Molina v. Faust Goetz Schenker & Blee, (S.D.N.Y. 2017) illustrates the difficulty of assignments of legal malpractice cases. To be sure, assignment is permitted. “While legal malpractice claims may be assigned in New York (even to former litigation adversaries), nothing prevents a New York court from applying judicial estoppel to a case where all of its requisite elements are satisfied.” However, there are a number of intellectual hurdles to clear.
In this case, condo owners sued contractor for negligent construction. Condo owner won a default judgment, and the insurance carrier disclaimed coverage for a series of complicated reasons. The contractor (with no coverage) then agreed with the condo owners to sue the contractor’s attorneys, and to turn over the proceeds to the condo owner. So far, so good.
However: “Plaintiff Benny Molina brought this legal malpractice suit against the lawyers who represented him in two related state court actions that culminated in the entry of substantial default judgments against him. But, due to a series of agreements between Molina and the plaintiff-judgment-creditor in one of the underlying actions, Molina sues here as the assignee of the judgment-creditor. Defendants have moved for summary judgment dismissing the amended complaint on several grounds. They rely chiefly on the equitable doctrine of judicial estoppel. The Court agrees that the doctrine applies and holds that Molina, as the judgment-creditor’s assignee, may not take positions here contrary to those his assignor successfully advanced in the state court actions. For that reason, the Court grants defendants’ motion for summary judgment in its entirety without addressing their remaining arguments.”
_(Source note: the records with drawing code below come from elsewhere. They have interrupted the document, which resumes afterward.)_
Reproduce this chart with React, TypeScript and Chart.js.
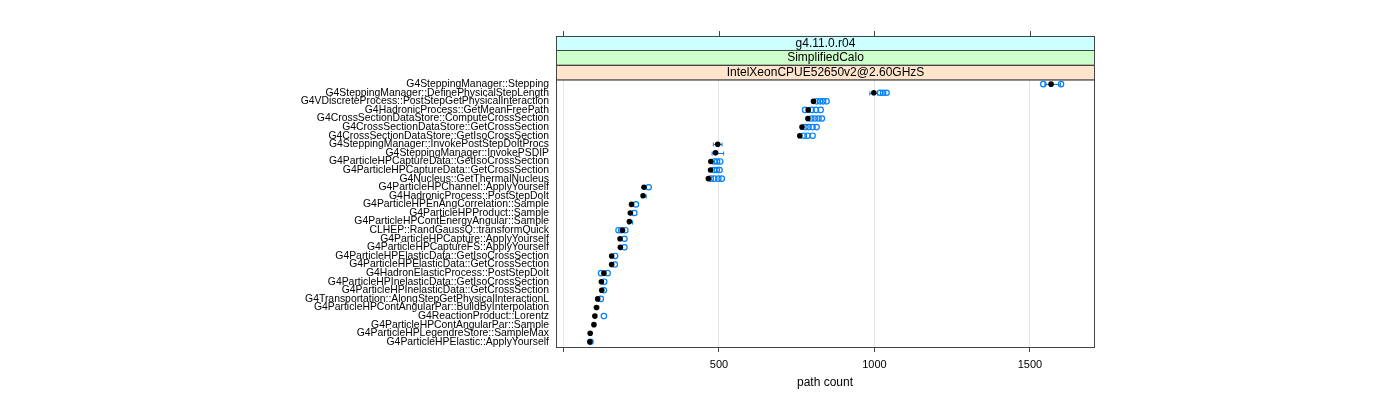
import React, { useEffect, useRef } from 'react';
import { Chart, registerables } from 'chart.js';

Chart.register(...registerables);

const categories = [
  'G4SteppingManager::Stepping',
  'G4SteppingManager::DefinePhysicalStepLength',
  'G4VDiscreteProcess::PostStepGetPhysicalInteraction',
  'G4HadronicProcess::GetMeanFreePath',
  'G4CrossSectionDataStore::ComputeCrossSection',
  'G4CrossSectionDataStore::GetCrossSection',
  'G4CrossSectionDataStore::GetIsoCrossSection',
  'G4SteppingManager::InvokePostStepDoItProcs',
  'G4SteppingManager::InvokePSDIP',
  'G4ParticleHPCaptureData::GetIsoCrossSection',
  'G4ParticleHPCaptureData::GetCrossSection',
  'G4Nucleus::GetThermalNucleus',
  'G4ParticleHPChannel::ApplyYourself',
  'G4HadronicProcess::PostStepDoIt',
  'G4ParticleHPEnAngCorrelation::Sample',
  'G4ParticleHPProduct::Sample',
  'G4ParticleHPContEnergyAngular::Sample',
  'CLHEP::RandGaussQ::transformQuick',
  'G4ParticleHPCapture::ApplyYourself',
  'G4ParticleHPCaptureFS::ApplyYourself',
  'G4ParticleHPElasticData::GetIsoCrossSection',
  'G4ParticleHPElasticData::GetCrossSection',
  'G4HadronElasticProcess::PostStepDoIt',
  'G4ParticleHPInelasticData::GetIsoCrossSection',
  'G4ParticleHPInelasticData::GetCrossSection',
  'G4Transportation::AlongStepGetPhysicalInteractionL',
  'G4ParticleHPContAngularPar::BuildByInterpolation',
  'G4ReactionProduct::Lorentz',
  'G4ParticleHPContAngularPar::Sample',
  'G4ParticleHPLegendreStore::SampleMax',
  'G4ParticleHPElastic::ApplyYourself',
];

// reference run (black filled dots)
const refValues = [
  1568, 998, 804, 787, 786, 767, 760, 496, 489, 474, 473, 466, 259, 256, 219, 215,
  212, 190, 182, 183, 155, 155, 130, 122, 123, 110, 106, 101, 98, 86, 85,
];

// other runs (blue open circles), per category
const runValues: number[][] = [
  [1543, 1600],
  [1018, 1028, 1039],
  [814, 825, 835, 846],
  [777, 798, 812, 827],
  [797, 808, 820, 831],
  [778, 788, 801, 814],
  [773, 785, 801],
  [],
  [],
  [485, 494, 504],
  [484, 493, 502],
  [474, 485, 498, 509],
  [274],
  [],
  [233],
  [228],
  [],
  [177, 186, 199],
  [196],
  [196],
  [166],
  [165],
  [121, 142],
  [131],
  [130],
  [120],
  [],
  [130],
  [],
  [],
  [87],
];

// spread bars (blue), null where none is visible
const errLow: (number | null)[] = [
  1548, 985, 798, 784, 783, 763, 756, 482, 478, null, null, null, null, 252, null, null,
  208, null, null, null, null, null, null, null, null, null, 103, null, null, null, null,
];
const errHigh: (number | null)[] = [
  1598, 1010, 810, 792, 790, 772, 765, 510, 515, null, null, null, null, 266, null, null,
  222, null, null, null, null, null, null, null, null, null, 114, null, null, null, null,
];

const xTicks = [0, 500, 1000, 1500];
const xTickLabels = ['', '500', '1000', '1500'];
const stripLabels = ['g4.11.0.r04', 'SimplifiedCalo', 'IntelXeonCPUE52650v2@2.60GHzS'];
const stripColors = ['#ccffff', '#ccffcc', '#ffe5cc'];

const FONT = '"Liberation Sans", Arial, Helvetica, sans-serif';
const BLUE = '#0080ff';

const latticePlugin = {
  id: 'lattice',
  beforeDatasetsDraw(chart: any) {
    const { ctx } = chart;
    const xs = chart.scales.x;
    const ys = chart.scales.y;
    ctx.save();
    ctx.strokeStyle = BLUE;
    ctx.lineWidth = 1;
    for (let i = 0; i < categories.length; i++) {
      const lo = errLow[i];
      const hi = errHigh[i];
      if (lo == null || hi == null) continue;
      const y = Math.round(ys.getPixelForValue(i)) + 0.5;
      const x1 = xs.getPixelForValue(lo);
      const x2 = xs.getPixelForValue(hi);
      ctx.beginPath();
      ctx.moveTo(x1, y);
      ctx.lineTo(x2, y);
      ctx.moveTo(x1, y - 2);
      ctx.lineTo(x1, y + 2);
      ctx.moveTo(x2, y - 2);
      ctx.lineTo(x2, y + 2);
      ctx.stroke();
    }
    ctx.restore();
  },
  afterDraw(chart: any) {
    const { ctx, chartArea } = chart;
    const xs = chart.scales.x;
    const left = Math.round(chartArea.left) + 0.5;
    const right = Math.round(chartArea.right) + 0.5;
    const top = Math.round(chartArea.top) + 0.5;
    const bottom = Math.round(chartArea.bottom) + 0.5;
    ctx.save();
    // panel border
    ctx.strokeStyle = '#444';
    ctx.lineWidth = 1;
    ctx.strokeRect(left, top, right - left, bottom - top);
    // strips
    const stripH = 14.6;
    const stripTop = top - stripH * stripLabels.length;
    for (let k = 0; k < stripLabels.length; k++) {
      const y0 = stripTop + k * stripH;
      ctx.fillStyle = stripColors[k];
      ctx.fillRect(left, y0, right - left, stripH);
      ctx.strokeStyle = '#444';
      ctx.strokeRect(left, Math.round(y0) + 0.5, right - left, stripH);
      ctx.fillStyle = '#000';
      ctx.font = `12px ${FONT}`;
      ctx.textAlign = 'center';
      ctx.textBaseline = 'middle';
      ctx.fillText(stripLabels[k], (left + right) / 2, y0 + stripH / 2 + 0.5);
    }
    // top tick marks
    ctx.strokeStyle = '#444';
    ctx.beginPath();
    for (const v of xTicks) {
      const x = Math.round(xs.getPixelForValue(v)) + 0.5;
      ctx.moveTo(x, Math.round(stripTop));
      ctx.lineTo(x, Math.round(stripTop) - 5);
    }
    ctx.stroke();
    ctx.restore();
  },
};

export default function App() {
  const ref = useRef<HTMLCanvasElement | null>(null);

  useEffect(() => {
    if (!ref.current) return;
    const blueData: { x: number; y: number }[] = [];
    runValues.forEach((arr, i) => arr.forEach((v) => blueData.push({ x: v, y: i })));
    const blackData = refValues.map((v, i) => ({ x: v, y: i }));

    const chart = new Chart(ref.current, {
      type: 'scatter',
      data: {
        datasets: [
          {
            label: 'reference',
            data: blackData,
            pointStyle: 'circle',
            pointRadius: 2.8,
            pointBackgroundColor: '#000',
            pointBorderColor: '#000',
            pointBorderWidth: 0,
            order: 0,
          },
          {
            label: 'runs',
            data: blueData,
            pointStyle: 'circle',
            pointRadius: 2.7,
            pointBackgroundColor: 'rgba(0,0,0,0)',
            pointBorderColor: BLUE,
            pointBorderWidth: 1.2,
            order: 1,
          },
        ],
      },
      options: {
        animation: false,
        responsive: true,
        maintainAspectRatio: false,
        layout: { padding: { left: 0, right: 306, top: 79, bottom: 0 } },
        plugins: { legend: { display: false }, tooltip: { enabled: false } },
        scales: {
          x: {
            type: 'linear',
            min: -24,
            max: 1706,
            afterBuildTicks: (scale: any) => {
              scale.ticks = xTicks.map((v) => ({ value: v }));
            },
            afterFit: (scale: any) => {
              scale.height = 53;
            },
            ticks: {
              autoSkip: false,
              maxRotation: 0,
              padding: 6,
              color: '#000',
              font: { family: FONT, size: 11 },
              callback: (v: any) => xTickLabels[xTicks.indexOf(Number(v))] ?? '',
            },
            grid: {
              color: '#e6e6e6',
              tickColor: '#444',
              tickLength: 5,
              drawTicks: true,
            },
            border: { display: false },
            title: {
              display: true,
              text: 'path count',
              color: '#000',
              font: { family: FONT, size: 12 },
              padding: { top: 0, bottom: 10 },
            },
          },
          y: {
            type: 'linear',
            reverse: true,
            min: -0.6,
            max: categories.length - 0.4,
            afterBuildTicks: (scale: any) => {
              scale.ticks = categories.map((_, i) => ({ value: i }));
            },
            afterFit: (scale: any) => {
              scale.width = 556;
            },
            ticks: {
              autoSkip: false,
              padding: 7,
              color: '#000',
              font: { family: FONT, size: 10.4 },
              callback: (v: any) => categories[Number(v)] ?? '',
            },
            grid: { display: false, drawTicks: false },
            border: { display: false },
          },
        },
      },
      plugins: [latticePlugin],
    });
    return () => chart.destroy();
  }, []);

  return (
    <div style={{ position: 'absolute', left: 0, top: 0, width: 1400, height: 400, background: '#fff' }}>
      <canvas ref={ref} />
    </div>
  );
}
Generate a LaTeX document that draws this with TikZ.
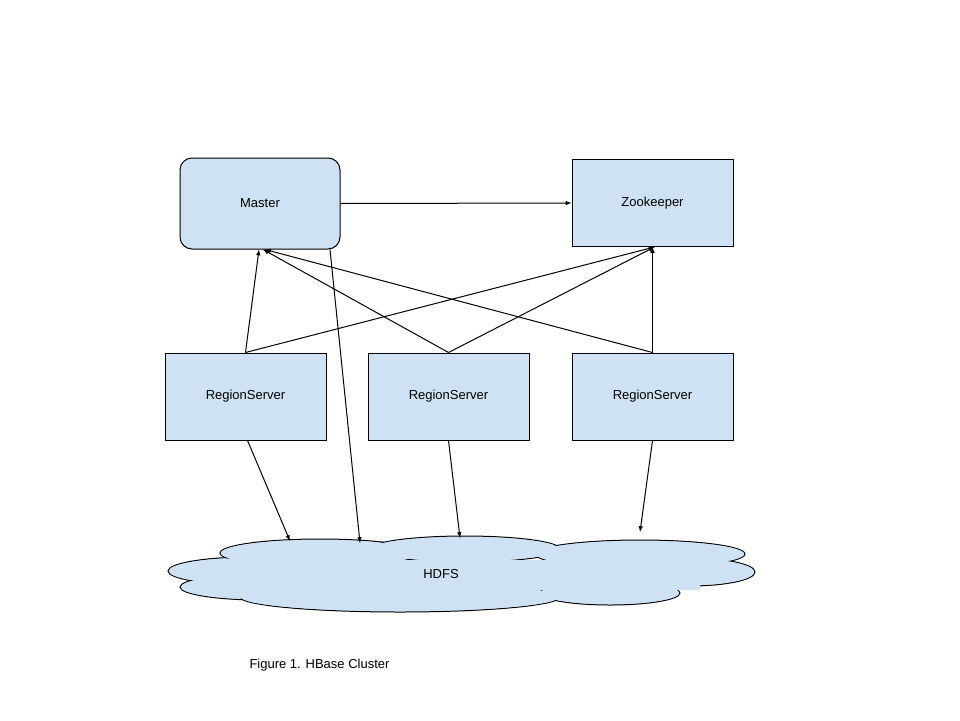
\documentclass[tikz,border=0pt]{standalone}
\usepackage{fontspec}
\setmainfont{Liberation Sans}
\begin{document}
\begin{tikzpicture}[x=1pt,y=-1pt,
  box/.style={draw=black,fill=boxblue,line width=1pt,minimum width=161pt,minimum height=87pt,inner sep=0pt,font=\fontsize{13}{15}\selectfont},
  arr/.style={-latex,line width=1pt},
  cl/.style={draw=black,fill=boxblue,line width=1pt}]
\definecolor{boxblue}{HTML}{CFE2F3}
\useasboundingbox (0,0) rectangle (960,720);
\node[box,rounded corners=12pt,minimum width=160pt,minimum height=91pt] (m) at (260,203.5) {Master};
\node[box] (z) at (652.5,203) {Zookeeper};
\node[box] (r1) at (245.5,396.5) {RegionServer};
\node[box] (r2) at (448.5,396.5) {RegionServer};
\node[box] (r3) at (652.5,396.5) {RegionServer};
% cloud
\begin{scope}
\foreach \cx/\cy/\rx/\ry in {250/571/82/14, 260/587/80/13, 320/553/100/14, 465/549/95/13, 640/554/105/14, 690/572/65/14, 400/597/160/15, 610/593/70/12}
  \draw[cl] (\cx,\cy) ellipse ({\rx} and {\ry});
\foreach \cx/\cy/\rx/\ry in {250/571/82/14, 260/587/80/13, 320/553/100/14, 465/549/95/13, 640/554/105/14, 690/572/65/14, 400/597/160/15, 610/593/70/12}
  \fill[boxblue] (\cx,\cy) ellipse ({\rx-1} and {\ry-1});
\fill[boxblue] (240,560) rectangle (700,590);
\end{scope}
\node[font=\fontsize{13}{15}\selectfont] (h) at (441,574) {HDFS};
\coordinate (hm) at (360,543);
\coordinate (h1) at (290,541);
\coordinate (h2) at (460,538);
\coordinate (h3) at (640,532);
\draw[arr] (m.east) -- (z.west);
\draw[arr] ([xshift=0pt]r1.north) -- ([xshift=-1pt]m.south);
\draw[arr] (r1.north) -- ([xshift=2pt]z.south);
\draw[arr] (r2.north) -- ([xshift=3pt]m.south);
\draw[arr] (r2.north) -- ([xshift=2pt]z.south);
\draw[arr] (r3.north) -- ([xshift=5pt]m.south);
\draw[arr] (r3.north) -- (z.south);
\draw[arr] ([xshift=70pt]m.south) -- (hm);
\draw[arr] ([xshift=2pt]r1.south) -- (h1);
\draw[arr] (r2.south) -- (h2);
\draw[arr] (r3.south) -- (h3);
\node[font=\fontsize{13}{15}\selectfont,anchor=west] (cap) at (246,665) {Figure 1. HBase Cluster};
\end{tikzpicture}
\end{document}
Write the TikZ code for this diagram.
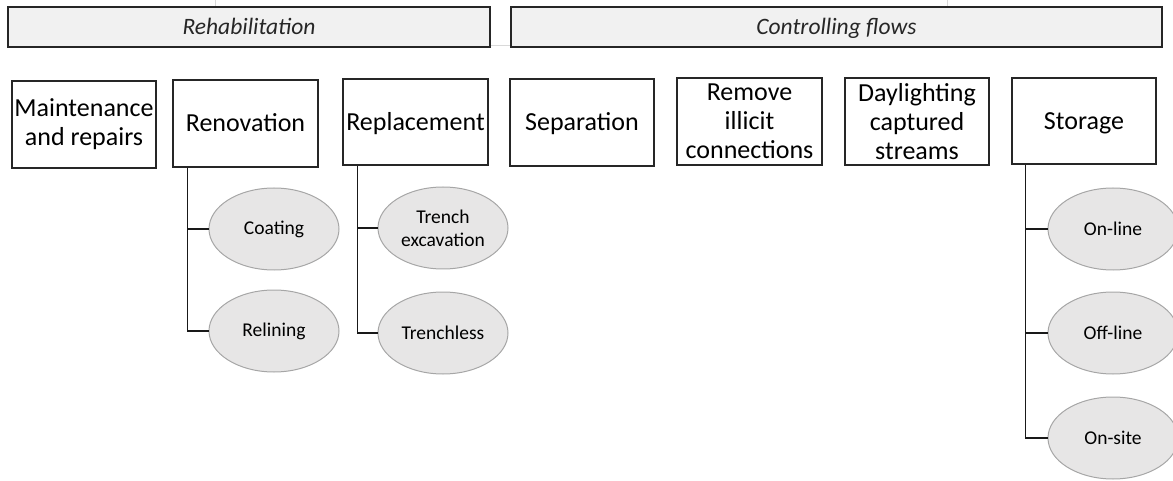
\documentclass[tikz,border=0pt]{standalone}
\usepackage{fontspec}
\setmainfont{Carlito}
\usetikzlibrary{shapes.geometric}
\definecolor{hdrfill}{HTML}{F1F1F1}
\definecolor{hdrdraw}{HTML}{262626}
\definecolor{elfill}{HTML}{E7E6E6}
\definecolor{eldraw}{HTML}{A6A6A6}
\definecolor{faint}{HTML}{D9D9D9}
\tikzset{
  hdr/.style={draw=hdrdraw, line width=1.6pt, fill=hdrfill, minimum height=40pt, inner sep=0pt,
    font=\fontsize{23.5}{27}\selectfont\itshape, text=hdrdraw, text height=18pt, text depth=3pt},
  topbox/.style={draw=black!85, line width=1.3pt, fill=white, minimum width=145pt, minimum height=87pt,
    inner sep=0pt, align=center, font=\fontsize{26}{29}\selectfont},
  oneline/.style={text height=20pt, text depth=3pt},
  subel/.style={ellipse, draw=eldraw, line width=1pt, fill=elfill, minimum width=130pt, minimum height=82pt,
    inner sep=0pt, align=center, font=\fontsize{19.5}{23}\selectfont},
  link/.style={draw=black!90, line width=1.5pt},
  faintline/.style={draw=faint, line width=1pt}
}
\begin{document}
\begin{tikzpicture}[x=1pt, y=-1pt]
\useasboundingbox (0,0) rectangle (1173,481);
% faint guide lines
\coordinate (fa1) at (215,0);
\coordinate (fa2) at (947,0);
\draw[faintline] (fa1) -- ++(0,7);
\draw[faintline] (fa2) -- ++(0,7);
% headers
\node[hdr, minimum width=482pt] (rehab) at (249,27) {Rehabilitation};
\node[hdr, minimum width=651pt] (ctrl) at (836.5,27) {Controlling flows};
\draw[faintline] ([yshift=2pt]rehab.south east) -- ([yshift=2pt]ctrl.south west);
% top boxes
\node[topbox, minimum width=144pt] (maint) at (84,124.5) {Maintenance\\and repairs};
\node[topbox, oneline] (renov) at (245.5,123.5) {Renovation};
\node[topbox, oneline, minimum height=86pt] (repl) at (415.5,122) {Replacement};
\node[topbox, oneline, minimum width=144pt] (sep) at (582,122.5) {Separation};
\node[topbox] (remove) at (749.5,121.5) {Remove\\illicit\\connections};
\node[topbox, minimum width=144pt] (day) at (917,121.5) {Daylighting\\captured\\streams};
\node[topbox, oneline, minimum width=144pt, minimum height=86pt] (stor) at (1084,121) {Storage};
% sub items
\node[subel] (coat) at (274,229) {Coating};
\node[subel] (relin) at (274,331) {Relining};
\node[subel] (trench) at (443,228) {Trench\\excavation};
\node[subel] (tless) at (443,333) {Trenchless};
\node[subel] (online) at (1113,229) {On-line};
\node[subel] (offline) at (1113,333) {Off-line};
\node[subel] (onsite) at (1113,438) {On-site};
% connectors
\coordinate (rv) at ([xshift=15pt]renov.south west);
\coordinate (pv) at ([xshift=15pt]repl.south west);
\coordinate (sv) at ([xshift=14pt]stor.south west);
\draw[link] (rv) |- (relin.west);
\draw[link] (coat.west) -- (coat.west -| rv);
\draw[link] (pv) |- (tless.west);
\draw[link] (trench.west) -- (trench.west -| pv);
\draw[link] (sv) |- (onsite.west);
\draw[link] (online.west) -- (online.west -| sv);
\draw[link] (offline.west) -- (offline.west -| sv);
\end{tikzpicture}
\end{document}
“In line with many jurisdictions and the federal courts, New York follows the doctrine of judicial estoppel, whereby “a party who assumes a certain position in a prior legal proceeding and secures a favorable judgment therein is precluded from assuming a contrary position in another action simply because his or her interests have changed.”13 The equitable doctrine “rests upon the principle that a litigant should not be permitted to lead a court to find a fact one way and then [*7] contend in another judicial proceeding that the same fact should be found otherwise.”14 Doing so could be viewed as “playing fast and loose with the courts.”15
Equitable in nature, the doctrine [*8] “cannot be reduced to a precise formula or test,”16 but its requirements are well catalogued. The New York Court of Appeals has cited approvingly17 to the United States Supreme Court’s helpful articulation of the factors courts typically consider:
“First, a party’s later position must be clearly inconsistent with its earlier position. Second, courts regularly inquire whether the party has succeeded in persuading a court to accept that party’s earlier position . . . . A third consideration is whether the party seeking to assert an inconsistent position would derive an unfair advantage or impose an unfair detriment on the opposing party if not estopped.”18
These factors are not “inflexible prerequisites” and do not constitute “an exhaustive formula,” as [a]dditional considerations may inform the doctrine’s application in specific factual contexts.”19 Ultimately, judicial estoppel is invoked at the court’s discretion.20
The somewhat convoluted series of assignments in this case present a twist on an otherwise routine application of the doctrine. Molina brought this suit in his own name, ostensibly to redress the financial harm he allegedly has suffered to due to the alleged negligence of his lawyers in the underlying actions. But defendants argue that Gregory Oyen is the “de facto plaintiff.”21 That is so, they say, because Molina gave away his right to sue in the First Assignment and derives his role as plaintiff here solely from the Second Assignment. Defendants further maintain that Molina, acting on behalf of Oyen, should be precluded from taking positions in this case inconsistent with those Oyen took in the underlying actions, which they contend Molina must do to prevail on either cause of action in the amended complaint. Not surprisingly, Molina opposes the application of judicial estoppel at each point.”